The CORE focus
OT spoke with optometrist director Lyndon Jones about the decision to re-name the Centre for Contact Lens Research at the University of Waterloo as the Centre for Ocular Research & Education
In January 2018, the Centre for Contact Lens Research (CCLR) will change its name to the Centre for Ocular Research & Education (CORE) – why?
It’s our 30th anniversary next year and over that time the organisation has changed, developed and progressed enormously. This new name is going to better reflect what it is that we do compared with our previous name.
It’s an acknowledgement of what we’ve evolved into. When Desmond Fonn opened up the centre, for the first 10 years we carried out clinical trials, contact lens trials, and contact lens solution trials. Then when I joined 20 years ago, I was tasked with opening the biological sciences lab.
What we’ve seen over the last decade is a marked expansion in the areas of microbiology, toxicology, drug delivery and far more basic science in the biological sciences, plus an expansion of our educational areas.
Is this a move away from contact lens research?
We certainly do not want anyone to think that we’re moving away from contact lens research. That’s not what we’re intending to do. It will absolutely remain a core focus for us. It’s an expansion of the offerings that we have and acknowledging our capabilities rather than a change of focus. Our core business focus has been and will continue to be on contact lenses.
We’ve been working to expand our work with other industries. Interestingly, when we’ve given presentations, particularly to pharmaceutical companies, they’ll ask us why we’re called the CCLR when it’s not just contact lens research that we do. We were finding that the name was hampering our ability to open up new relationships because people outside of our industry believed that all we work on is contact lens research.
"I would love to see us expand in to areas that will really revolutionise the contact lens business"
A new logo has also been revealed, can you tell OT about what it represents?
The logo has two characteristic factors. One is that it looks broadly like an eye, which is the focus of what we do. But it also has three very separate colours. We have three sub-brands, which are biological science, clinical trials and education. We feel all three of those are equally important to our mission as we move forward.
A mural has also been created to celebrate the 30 years of the company – how did this come about?
We were trying to find a way of acknowledging the fact that we are only where we are because of collaboration. We are only as good as the collaborators that we work with.
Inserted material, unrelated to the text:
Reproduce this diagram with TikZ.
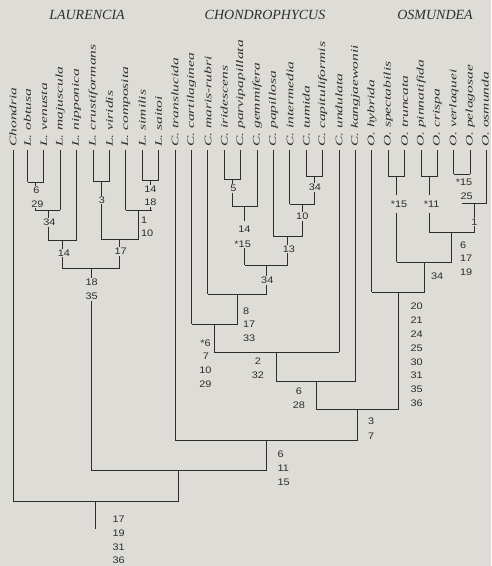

The mural is an opportunity for the many people that we work with to contribute to something that we will keep in perpetuity.
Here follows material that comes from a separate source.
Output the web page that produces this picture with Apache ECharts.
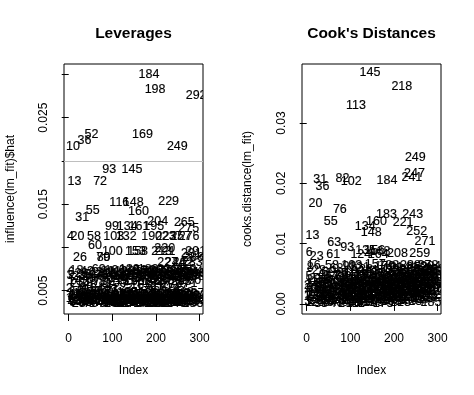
<!DOCTYPE html>
<html><head><meta charset="utf-8">
<script src="https://cdn.jsdelivr.net/npm/echarts@6/dist/echarts.min.js"></script>
<style>html,body{margin:0;padding:0;background:#fff}#c{width:474px;height:395px}</style>
</head><body><div id="c"></div>
<script>
// Leverages (hat values), observation 1..296
const leverages = [
0.0041,0.0052,0.0068,0.0113,0.0039,0.0071,0.0059,0.0044,0.0036,0.0216,
0.0047,0.0038,0.0176,0.0062,0.0043,0.0045,0.0037,0.0073,0.0049,0.0113,
0.0040,0.0058,0.0035,0.0066,0.0042,0.0088,0.0039,0.0046,0.0070,0.0037,
0.0135,0.0044,0.0061,0.0038,0.0050,0.0224,0.0041,0.0067,0.0036,0.0054,
0.0043,0.0072,0.0039,0.0047,0.0035,0.0064,0.0040,0.0057,0.0045,0.0038,
0.0069,0.0230,0.0042,0.0036,0.0143,0.0048,0.0063,0.0113,0.0040,0.0102,
0.0037,0.0071,0.0044,0.0052,0.0039,0.0066,0.0035,0.0046,0.0074,0.0041,
0.0038,0.0176,0.0060,0.0043,0.0036,0.0068,0.0049,0.0039,0.0088,0.0088,
0.0045,0.0070,0.0037,0.0055,0.0042,0.0065,0.0035,0.0047,0.0072,0.0040,
0.0038,0.0061,0.0190,0.0044,0.0036,0.0069,0.0050,0.0041,0.0124,0.0095,
0.0039,0.0067,0.0113,0.0043,0.0035,0.0073,0.0046,0.0040,0.0058,0.0037,
0.0071,0.0044,0.0038,0.0064,0.0042,0.0152,0.0036,0.0068,0.0048,0.0039,
0.0070,0.0041,0.0053,0.0037,0.0066,0.0045,0.0035,0.0072,0.0043,0.0040,
0.0062,0.0113,0.0038,0.0124,0.0047,0.0069,0.0036,0.0044,0.0074,0.0041,
0.0039,0.0065,0.0046,0.0037,0.0190,0.0071,0.0042,0.0152,0.0035,0.0060,
0.0048,0.0068,0.0095,0.0040,0.0038,0.0073,0.0045,0.0095,0.0036,0.0142,
0.0124,0.0043,0.0067,0.0039,0.0056,0.0041,0.0070,0.0037,0.0230,0.0046,
0.0064,0.0035,0.0072,0.0044,0.0040,0.0069,0.0038,0.0051,0.0042,0.0066,
0.0036,0.0074,0.0047,0.0300,0.0039,0.0061,0.0043,0.0071,0.0037,0.0113,
0.0045,0.0068,0.0040,0.0058,0.0124,0.0035,0.0072,0.0283,0.0041,0.0065,
0.0038,0.0049,0.0070,0.0130,0.0036,0.0063,0.0044,0.0073,0.0039,0.0055,
0.0042,0.0067,0.0095,0.0037,0.0071,0.0046,0.0040,0.0062,0.0035,0.0099,
0.0095,0.0069,0.0113,0.0043,0.0038,0.0074,0.0082,0.0041,0.0153,0.0047,
0.0036,0.0066,0.0044,0.0070,0.0039,0.0057,0.0113,0.0042,0.0072,0.0037,
0.0064,0.0045,0.0040,0.0082,0.0068,0.0035,0.0053,0.0071,0.0216,0.0043,
0.0038,0.0069,0.0046,0.0041,0.0073,0.0036,0.0113,0.0060,0.0044,0.0067,
0.0039,0.0082,0.0048,0.0070,0.0129,0.0037,0.0065,0.0042,0.0074,0.0040,
0.0058,0.0045,0.0036,0.0071,0.0122,0.0113,0.0043,0.0068,0.0038,0.0062,
0.0093,0.0041,0.0083,0.0072,0.0035,0.0088,0.0047,0.0066,0.0039,0.0070,
0.0095,0.0275,0.0044,0.0037,0.0069,0.0042
];
// Cook's distances, observation 1..296
const cooksDistances = [
0.0012,0.0031,0.0004,0.0022,0.0045,0.0086,0.0017,0.0060,0.0008,0.0026,
0.0039,0.0002,0.0113,0.0015,0.0033,0.0063,0.0006,0.0028,0.0019,0.0166,
0.0042,0.0010,0.0078,0.0024,0.0003,0.0036,0.0014,0.0055,0.0007,0.0030,
0.0207,0.0018,0.0001,0.0041,0.0025,0.0195,0.0011,0.0034,0.0005,0.0021,
0.0048,0.0009,0.0029,0.0016,0.0044,0.0003,0.0037,0.0013,0.0023,0.0052,
0.0006,0.0032,0.0019,0.0002,0.0137,0.0027,0.0046,0.0064,0.0010,0.0035,
0.0082,0.0015,0.0102,0.0004,0.0039,0.0022,0.0008,0.0058,0.0030,0.0012,
0.0026,0.0001,0.0043,0.0018,0.0033,0.0157,0.0007,0.0045,0.0047,0.0024,
0.0011,0.0208,0.0036,0.0003,0.0020,0.0050,0.0014,0.0029,0.0006,0.0040,
0.0017,0.0031,0.0093,0.0009,0.0025,0.0002,0.0038,0.0062,0.0013,0.0034,
0.0021,0.0203,0.0064,0.0005,0.0044,0.0016,0.0028,0.0010,0.0053,0.0023,
0.0001,0.0037,0.0329,0.0019,0.0032,0.0008,0.0041,0.0014,0.0046,0.0026,
0.0061,0.0004,0.0035,0.0082,0.0012,0.0030,0.0022,0.0057,0.0007,0.0039,
0.0018,0.0049,0.0003,0.0129,0.0089,0.0027,0.0011,0.0042,0.0024,0.0006,
0.0036,0.0015,0.0054,0.0020,0.0383,0.0033,0.0009,0.0118,0.0044,0.0028,
0.0013,0.0040,0.0002,0.0025,0.0051,0.0088,0.0065,0.0017,0.0031,0.0137,
0.0008,0.0047,0.0021,0.0082,0.0036,0.0012,0.0029,0.0087,0.0005,0.0043,
0.0024,0.0016,0.0056,0.0032,0.0001,0.0039,0.0019,0.0027,0.0062,0.0010,
0.0045,0.0035,0.0149,0.0204,0.0022,0.0007,0.0050,0.0063,0.0030,0.0014,
0.0041,0.0026,0.0004,0.0048,0.0018,0.0034,0.0011,0.0058,0.0023,0.0038,
0.0006,0.0044,0.0029,0.0015,0.0053,0.0021,0.0037,0.0083,0.0009,0.0032,
0.0046,0.0013,0.0025,0.0060,0.0003,0.0040,0.0019,0.0360,0.0035,0.0055,
0.0135,0.0027,0.0010,0.0047,0.0022,0.0033,0.0052,0.0016,0.0042,0.0006,
0.0031,0.0049,0.0020,0.0038,0.0012,0.0057,0.0028,0.0063,0.0036,0.0008,
0.0210,0.0044,0.0149,0.0024,0.0050,0.0015,0.0216,0.0039,0.0243,0.0030,
0.0011,0.0120,0.0061,0.0034,0.0047,0.0021,0.0004,0.0054,0.0083,0.0026,
0.0041,0.0017,0.0058,0.0032,0.0009,0.0045,0.0023,0.0037,0.0052,0.0013,
0.0104,0.0028,0.0043,0.0019,0.0056,0.0035,0.0007,0.0064,0.0040,0.0024,
0.0048,0.0014,0.0031,0.0062,0.0002,0.0046,0.0027,0.0053,0.0020,0.0036,
0.0044,0.0011,0.0057,0.0033,0.0025,0.0049
];
const xTicks = [0, 100, 200, 300];
const levTicks = [0.005, 0.010, 0.015, 0.020, 0.025, 0.030];
const levTickLabels = [0.005, 0.015, 0.025];
const cookTicks = [0.00, 0.01, 0.02, 0.03];
const levCutoff = 0.0202;

const FONT = '"Liberation Sans", Arial, sans-serif';
const toPoints = vals => vals.map((v, i) => [i + 1, v]);

function makeX(gi) {
  return {
    gridIndex: gi, type: 'value', min: -10.8, max: 307.8,
    axisLine: { show: false }, splitLine: { show: false },
    axisTick: { show: true, inside: false, length: 7, lineStyle: { color: '#000' }, customValues: xTicks },
    axisLabel: { customValues: xTicks, margin: 19, color: '#000', fontSize: 12, fontFamily: FONT }
  };
}
function makeY(gi, min, max, ticks, labels, digits) {
  return {
    gridIndex: gi, type: 'value', min: min, max: max,
    axisLine: { show: false }, splitLine: { show: false },
    axisTick: { show: true, inside: false, length: 7, lineStyle: { color: '#000' }, customValues: ticks },
    axisLabel: { customValues: labels, rotate: 90, margin: 14, color: '#000', fontSize: 12, fontFamily: FONT,
      formatter: v => Number(v).toFixed(digits) }
  };
}
function textSeries(gi, vals) {
  return {
    type: 'custom', xAxisIndex: gi, yAxisIndex: gi, data: toPoints(vals),
    clip: true, silent: true, animation: false,
    encode: { x: 0, y: 1 },
    renderItem: function (params, api) {
      const p = api.coord([api.value(0), api.value(1)]);
      return {
        type: 'text', x: p[0], y: p[1],
        style: { text: String(api.value(0)), font: '12.5px ' + FONT, fill: '#000',
          stroke: '#000', lineWidth: 0.15, align: 'center', verticalAlign: 'middle' }
      };
    }
  };
}

const chart = echarts.init(document.getElementById('c'));
chart.setOption({
  animation: false,
  backgroundColor: '#fff',
  grid: [
    { left: 64, top: 64, width: 139, height: 250, show: true, borderColor: '#000', borderWidth: 1, backgroundColor: 'transparent' },
    { left: 302, top: 64, width: 139, height: 250, show: true, borderColor: '#000', borderWidth: 1, backgroundColor: 'transparent' }
  ],
  xAxis: [makeX(0), makeX(1)],
  yAxis: [
    makeY(0, 0.0023, 0.0312, levTicks, levTickLabels, 3),
    makeY(1, -0.00167, 0.0398, cookTicks, cookTicks, 2)
  ],
  series: [
    {
      type: 'line', xAxisIndex: 0, yAxisIndex: 0, data: [], silent: true,
      markLine: { silent: true, symbol: 'none', label: { show: false }, animation: false,
        lineStyle: { color: '#bebebe', type: 'solid', width: 1 },
        data: [{ yAxis: levCutoff }] }
    },
    textSeries(0, leverages),
    textSeries(1, cooksDistances)
  ],
  graphic: [
    { type: 'text', x: 133.5, y: 34, style: { text: 'Leverages', font: 'bold 15.5px ' + FONT, fill: '#000', align: 'center', verticalAlign: 'middle' } },
    { type: 'text', x: 371.5, y: 34, style: { text: "Cook's Distances", font: 'bold 15.5px ' + FONT, fill: '#000', align: 'center', verticalAlign: 'middle' } },
    { type: 'text', x: 133.5, y: 371, style: { text: 'Index', font: '12px ' + FONT, fill: '#000', align: 'center', verticalAlign: 'middle' } },
    { type: 'text', x: 371.5, y: 371, style: { text: 'Index', font: '12px ' + FONT, fill: '#000', align: 'center', verticalAlign: 'middle' } },
    { type: 'text', x: 11, y: 189, rotation: Math.PI / 2, style: { text: 'influence(lm_fit)$hat', font: '12px ' + FONT, fill: '#000', align: 'center', verticalAlign: 'middle' } },
    { type: 'text', x: 248, y: 189, rotation: Math.PI / 2, style: { text: 'cooks.distance(lm_fit)', font: '12px ' + FONT, fill: '#000', align: 'center', verticalAlign: 'middle' } }
  ]
});
</script></body></html>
Attendees at the American Academy of Optometry conference (11 October, Chicago) were invited to come and make a brush stroke. We’ve commissioned a fantastic artist, John Park from Los Angeles, who will turn these thousands of brush strokes into an image that will be hung at the school of optometry and vision science at the University of Waterloo as a reminder of the many collaborators that we’ve worked with.
What are some of the highlights of the past 30 years?
The main highlight is the person that came up with this idea to begin with. Desmond Fonn came from South Africa as an optometrist and became a faculty member at the University of Waterloo. The director at the time said that the university should open a North American research centre. At the time, there was only the Brien Holden Vision Institute in Australia.
Des had no experience and was very much a private practitioner. He started with three people and one consultant room. He built it into one of the most successful contact lens groups in the world. The vast majority of products that come to market, at some point or another, have come through our hands.
Casting your eyes forward, what would you like to see CORE achieve in the future?
I would love to see us expand into the areas that will really revolutionise the contact lens business. I think we’re in a bit of a rut in the contact lens industry at the moment. We’ve come through the silicone hydrogel phase and now we need to think about what’s next.
In the short term, I think this will be in myopia control. Myopia control has been through soft lenses, spectacle lenses, and educating clinicians about its importance. What we need to do now is take the science that we and other groups do and translate that into information that practitioners and patients can use in an easy format.
Before we know it, contact lenses that are able to deliver drugs to the ocular surface will be here. There is a lot of work on electronic lenses, which can diagnose diseases, and anti-bacterial lenses. I certainly see CORE as a major player in the industry looking at those areas.